I had started up my music label with my partner and it had grown steadily as business. A person I had trusted offered substantial financial support and I took it. I rented this apartment and hired staff with that money. Then the financial supporter tried to take over my label and threatened to suspend further finance if I refused. Amid horrible disgusting negotiations, money stopped being wired into my account. The label came to a standstill for lack of funds. I laid off all staff and saw what took eight years for my partner and I to build from a scratch crumbling down. The blow was amplified by anger and self-loathing from the fact that I was deceived by a person I had trusted. Despair and emptiness led to apathy. I stopped doing or thinking anything and had played a game every day.
In hindsight, if there hadn’t been burglary, my partner and I would have kept paying the costly rent for the apartment and playing a game until we spent all the money that was left. But something clicked when I saw the very game software I had played every day picked among other many games to be stolen, and the glass window of my dream penthouse apartment smashed. It marked the point where I hit the bottom but also was a wake-up call. We moved out the luxurious apartment immediately and rented a cheap studio apartment in a small two-storied building.
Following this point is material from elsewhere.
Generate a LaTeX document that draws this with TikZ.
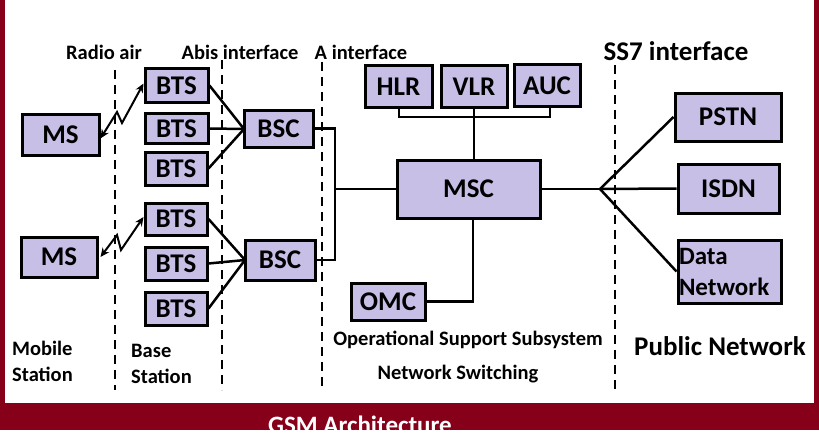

That move left some money in my bank account. The deposit of the penthouse apartment was returned, too. Also, I received an unexpected insurance payout. The expensive rent of my former apartment included a damage insurance. The insurance company assessed the damage based on the report I submitted to the police. For some reason, they calculated the payout more than the total price of what were stolen. I discussed with my partner about what to do with the money. We decided to go to California. A new start form zero. And that was to be the beginning of all these, everything that I do at present. My works have been taken to the world by that decision, made by the burglary.